Folks, I believe that this is a centi-billion dollar problem now. The math bears that out. The DTCC says that the Stock Borrow Program satisfies 18% of the daily FTDs. If 82% of the daily FTDs are not handled by the Borrow Program, then the obvious answer to the question of where they all go is simple - they go ex-clearing. The end result is that now the brokers have significant skin in the game to ensure that the companies' share prices stay low in perpetuity.

That is where I believe that the fraud is the worst. The brokers no longer have to deliver squat, thanks to rules that their SRO, the DTCC, passed, so their interests are no longer as the custodians of the shareholders' interests. Their interests are in fact the diametric opposite. They are alligned with their biggest customers - the short selling hedge funds. How convenient.

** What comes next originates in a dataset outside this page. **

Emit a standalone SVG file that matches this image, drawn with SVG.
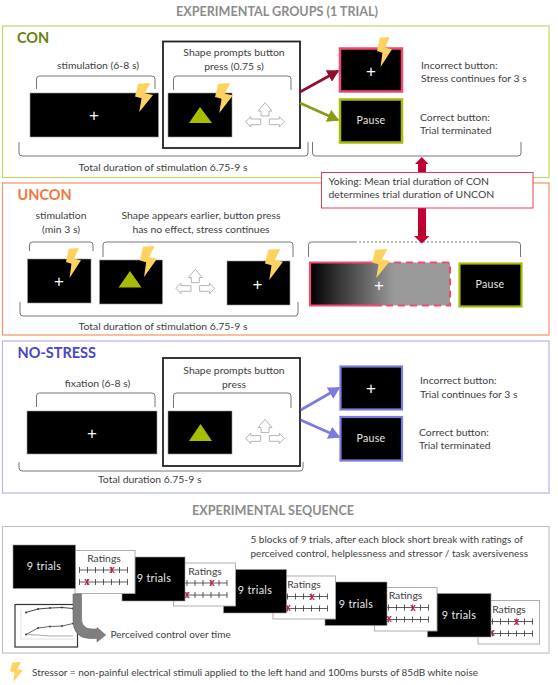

So that is where I have arrived, after working this issue for 6 months or so (NCANS was created in February) - we have the SEC knowingly violating its mandate to protect investors and ensure that trades are settled in a timely and reasonable manner, we have the DTCC and the participants removing the delivery obstacle to separating investors from their money, and we have a system that is now organized to perpetuate a systemic fraud that is large enough to where it likely exceeds the DTCC and the participants' NAV and ability to buy all the shares it has created - leaving it with the only alternative it can use - destroy most if not all of the companies that have been the most brutalized. Either that, or face financial Armageddon.

You can't be forced to buy millions of shares if the company is out of business, or is de-listed.

Does everyone completely understand just how far this has gone?

Feel free to send this to your elected representatives, and your state securities representatives. Forget about the SEC - they are clearly part of the problem, IMO.